» THE PROBLEM: Quote the whole listing exactly. Leave the pictures out of your copy.
◆ ◆ ◆ ◆
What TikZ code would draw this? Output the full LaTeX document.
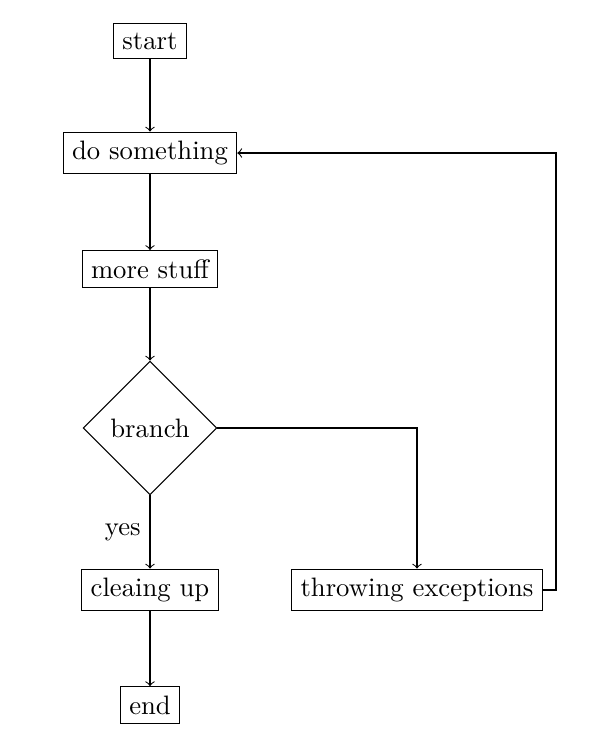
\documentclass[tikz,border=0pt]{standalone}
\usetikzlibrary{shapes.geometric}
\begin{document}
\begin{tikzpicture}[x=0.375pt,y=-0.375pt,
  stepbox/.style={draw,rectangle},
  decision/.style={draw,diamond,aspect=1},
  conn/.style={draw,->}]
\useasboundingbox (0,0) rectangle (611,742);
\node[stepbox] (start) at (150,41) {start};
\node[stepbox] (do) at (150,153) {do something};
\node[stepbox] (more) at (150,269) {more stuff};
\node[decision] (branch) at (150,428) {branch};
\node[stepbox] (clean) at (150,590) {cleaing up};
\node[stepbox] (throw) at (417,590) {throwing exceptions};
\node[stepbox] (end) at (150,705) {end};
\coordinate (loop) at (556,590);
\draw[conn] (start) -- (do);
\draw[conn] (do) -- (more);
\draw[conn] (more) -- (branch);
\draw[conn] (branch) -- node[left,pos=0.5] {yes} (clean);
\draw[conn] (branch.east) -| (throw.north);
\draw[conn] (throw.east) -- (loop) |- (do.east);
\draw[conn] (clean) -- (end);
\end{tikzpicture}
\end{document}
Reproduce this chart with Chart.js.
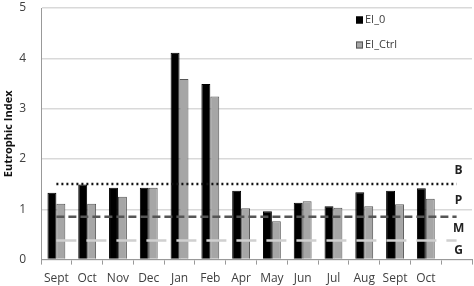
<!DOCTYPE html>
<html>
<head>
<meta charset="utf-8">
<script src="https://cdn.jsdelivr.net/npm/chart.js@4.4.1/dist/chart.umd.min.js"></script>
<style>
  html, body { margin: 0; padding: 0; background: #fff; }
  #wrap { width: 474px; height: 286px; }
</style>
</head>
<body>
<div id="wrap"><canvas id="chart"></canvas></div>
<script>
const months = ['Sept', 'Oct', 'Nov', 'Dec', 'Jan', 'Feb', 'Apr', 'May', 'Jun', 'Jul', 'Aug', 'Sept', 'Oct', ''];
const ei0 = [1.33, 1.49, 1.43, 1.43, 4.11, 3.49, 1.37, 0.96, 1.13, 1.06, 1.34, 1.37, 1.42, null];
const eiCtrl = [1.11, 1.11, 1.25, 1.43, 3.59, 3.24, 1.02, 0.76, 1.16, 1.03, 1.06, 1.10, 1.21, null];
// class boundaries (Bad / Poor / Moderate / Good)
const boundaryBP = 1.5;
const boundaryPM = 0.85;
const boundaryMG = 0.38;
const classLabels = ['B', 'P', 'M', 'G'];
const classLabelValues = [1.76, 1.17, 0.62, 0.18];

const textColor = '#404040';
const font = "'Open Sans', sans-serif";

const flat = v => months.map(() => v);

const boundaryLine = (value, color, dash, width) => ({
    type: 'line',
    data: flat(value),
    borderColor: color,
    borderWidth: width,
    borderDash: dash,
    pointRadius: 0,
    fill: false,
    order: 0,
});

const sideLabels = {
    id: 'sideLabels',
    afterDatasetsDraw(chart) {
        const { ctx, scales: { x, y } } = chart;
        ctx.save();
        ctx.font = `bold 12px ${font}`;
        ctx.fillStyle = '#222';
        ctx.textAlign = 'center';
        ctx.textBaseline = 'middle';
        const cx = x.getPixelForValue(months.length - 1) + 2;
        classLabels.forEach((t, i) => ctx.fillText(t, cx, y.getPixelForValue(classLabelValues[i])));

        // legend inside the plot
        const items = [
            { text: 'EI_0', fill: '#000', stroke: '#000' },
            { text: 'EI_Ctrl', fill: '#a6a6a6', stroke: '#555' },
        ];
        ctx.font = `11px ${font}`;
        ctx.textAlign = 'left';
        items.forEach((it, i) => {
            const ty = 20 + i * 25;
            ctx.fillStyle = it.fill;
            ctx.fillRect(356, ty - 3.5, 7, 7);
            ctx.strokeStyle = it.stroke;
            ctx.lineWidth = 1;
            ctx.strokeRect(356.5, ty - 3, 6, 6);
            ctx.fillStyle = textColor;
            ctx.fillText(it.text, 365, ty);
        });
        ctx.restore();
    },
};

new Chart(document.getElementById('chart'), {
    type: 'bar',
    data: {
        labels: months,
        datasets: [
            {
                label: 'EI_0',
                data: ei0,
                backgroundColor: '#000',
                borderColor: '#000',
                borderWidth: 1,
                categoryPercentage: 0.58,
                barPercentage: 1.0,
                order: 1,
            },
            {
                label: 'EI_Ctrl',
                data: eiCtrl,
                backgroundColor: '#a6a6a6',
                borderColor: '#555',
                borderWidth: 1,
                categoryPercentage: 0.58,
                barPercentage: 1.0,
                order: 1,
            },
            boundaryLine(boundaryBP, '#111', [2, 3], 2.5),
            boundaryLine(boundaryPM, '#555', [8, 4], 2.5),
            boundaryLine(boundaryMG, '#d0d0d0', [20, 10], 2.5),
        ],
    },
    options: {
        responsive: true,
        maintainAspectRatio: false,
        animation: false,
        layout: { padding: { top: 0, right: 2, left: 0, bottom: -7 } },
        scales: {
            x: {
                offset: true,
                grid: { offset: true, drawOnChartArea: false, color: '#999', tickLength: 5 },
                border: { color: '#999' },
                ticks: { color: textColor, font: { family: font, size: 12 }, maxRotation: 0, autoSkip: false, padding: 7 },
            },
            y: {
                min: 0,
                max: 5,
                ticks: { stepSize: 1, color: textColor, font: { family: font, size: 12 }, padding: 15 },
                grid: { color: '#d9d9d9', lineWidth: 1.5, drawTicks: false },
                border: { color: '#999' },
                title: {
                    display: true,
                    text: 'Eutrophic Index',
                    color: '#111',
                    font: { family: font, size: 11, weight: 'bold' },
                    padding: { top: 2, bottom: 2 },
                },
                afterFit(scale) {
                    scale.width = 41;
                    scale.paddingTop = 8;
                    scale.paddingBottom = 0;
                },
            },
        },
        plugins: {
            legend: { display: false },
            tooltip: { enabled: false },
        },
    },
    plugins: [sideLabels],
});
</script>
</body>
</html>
◆ ◆ ◆ ◆
» OUTPUT FOR THIS TASK:
What TikZ code would draw this? Output the full LaTeX document.
\documentclass[tikz,border=0pt]{standalone}
\usetikzlibrary{shapes.geometric}
\begin{document}
\begin{tikzpicture}[x=0.375pt,y=-0.375pt,
  stepbox/.style={draw,rectangle},
  decision/.style={draw,diamond,aspect=1},
  conn/.style={draw,->}]
\useasboundingbox (0,0) rectangle (611,742);
\node[stepbox] (start) at (150,41) {start};
\node[stepbox] (do) at (150,153) {do something};
\node[stepbox] (more) at (150,269) {more stuff};
\node[decision] (branch) at (150,428) {branch};
\node[stepbox] (clean) at (150,590) {cleaing up};
\node[stepbox] (throw) at (417,590) {throwing exceptions};
\node[stepbox] (end) at (150,705) {end};
\coordinate (loop) at (556,590);
\draw[conn] (start) -- (do);
\draw[conn] (do) -- (more);
\draw[conn] (more) -- (branch);
\draw[conn] (branch) -- node[left,pos=0.5] {yes} (clean);
\draw[conn] (branch.east) -| (throw.north);
\draw[conn] (throw.east) -- (loop) |- (do.east);
\draw[conn] (clean) -- (end);
\end{tikzpicture}
\end{document}
Reproduce this chart with Chart.js.
<!DOCTYPE html>
<html>
<head>
<meta charset="utf-8">
<script src="https://cdn.jsdelivr.net/npm/chart.js@4.4.1/dist/chart.umd.min.js"></script>
<style>
  html, body { margin: 0; padding: 0; background: #fff; }
  #wrap { width: 474px; height: 286px; }
</style>
</head>
<body>
<div id="wrap"><canvas id="chart"></canvas></div>
<script>
const months = ['Sept', 'Oct', 'Nov', 'Dec', 'Jan', 'Feb', 'Apr', 'May', 'Jun', 'Jul', 'Aug', 'Sept', 'Oct', ''];
const ei0 = [1.33, 1.49, 1.43, 1.43, 4.11, 3.49, 1.37, 0.96, 1.13, 1.06, 1.34, 1.37, 1.42, null];
const eiCtrl = [1.11, 1.11, 1.25, 1.43, 3.59, 3.24, 1.02, 0.76, 1.16, 1.03, 1.06, 1.10, 1.21, null];
// class boundaries (Bad / Poor / Moderate / Good)
const boundaryBP = 1.5;
const boundaryPM = 0.85;
const boundaryMG = 0.38;
const classLabels = ['B', 'P', 'M', 'G'];
const classLabelValues = [1.76, 1.17, 0.62, 0.18];

const textColor = '#404040';
const font = "'Open Sans', sans-serif";

const flat = v => months.map(() => v);

const boundaryLine = (value, color, dash, width) => ({
    type: 'line',
    data: flat(value),
    borderColor: color,
    borderWidth: width,
    borderDash: dash,
    pointRadius: 0,
    fill: false,
    order: 0,
});

const sideLabels = {
    id: 'sideLabels',
    afterDatasetsDraw(chart) {
        const { ctx, scales: { x, y } } = chart;
        ctx.save();
        ctx.font = `bold 12px ${font}`;
        ctx.fillStyle = '#222';
        ctx.textAlign = 'center';
        ctx.textBaseline = 'middle';
        const cx = x.getPixelForValue(months.length - 1) + 2;
        classLabels.forEach((t, i) => ctx.fillText(t, cx, y.getPixelForValue(classLabelValues[i])));

        // legend inside the plot
        const items = [
            { text: 'EI_0', fill: '#000', stroke: '#000' },
            { text: 'EI_Ctrl', fill: '#a6a6a6', stroke: '#555' },
        ];
        ctx.font = `11px ${font}`;
        ctx.textAlign = 'left';
        items.forEach((it, i) => {
            const ty = 20 + i * 25;
            ctx.fillStyle = it.fill;
            ctx.fillRect(356, ty - 3.5, 7, 7);
            ctx.strokeStyle = it.stroke;
            ctx.lineWidth = 1;
            ctx.strokeRect(356.5, ty - 3, 6, 6);
            ctx.fillStyle = textColor;
            ctx.fillText(it.text, 365, ty);
        });
        ctx.restore();
    },
};

new Chart(document.getElementById('chart'), {
    type: 'bar',
    data: {
        labels: months,
        datasets: [
            {
                label: 'EI_0',
                data: ei0,
                backgroundColor: '#000',
                borderColor: '#000',
                borderWidth: 1,
                categoryPercentage: 0.58,
                barPercentage: 1.0,
                order: 1,
            },
            {
                label: 'EI_Ctrl',
                data: eiCtrl,
                backgroundColor: '#a6a6a6',
                borderColor: '#555',
                borderWidth: 1,
                categoryPercentage: 0.58,
                barPercentage: 1.0,
                order: 1,
            },
            boundaryLine(boundaryBP, '#111', [2, 3], 2.5),
            boundaryLine(boundaryPM, '#555', [8, 4], 2.5),
            boundaryLine(boundaryMG, '#d0d0d0', [20, 10], 2.5),
        ],
    },
    options: {
        responsive: true,
        maintainAspectRatio: false,
        animation: false,
        layout: { padding: { top: 0, right: 2, left: 0, bottom: -7 } },
        scales: {
            x: {
                offset: true,
                grid: { offset: true, drawOnChartArea: false, color: '#999', tickLength: 5 },
                border: { color: '#999' },
                ticks: { color: textColor, font: { family: font, size: 12 }, maxRotation: 0, autoSkip: false, padding: 7 },
            },
            y: {
                min: 0,
                max: 5,
                ticks: { stepSize: 1, color: textColor, font: { family: font, size: 12 }, padding: 15 },
                grid: { color: '#d9d9d9', lineWidth: 1.5, drawTicks: false },
                border: { color: '#999' },
                title: {
                    display: true,
                    text: 'Eutrophic Index',
                    color: '#111',
                    font: { family: font, size: 11, weight: 'bold' },
                    padding: { top: 2, bottom: 2 },
                },
                afterFit(scale) {
                    scale.width = 41;
                    scale.paddingTop = 8;
                    scale.paddingBottom = 0;
                },
            },
        },
        plugins: {
            legend: { display: false },
            tooltip: { enabled: false },
        },
    },
    plugins: [sideLabels],
});
</script>
</body>
</html>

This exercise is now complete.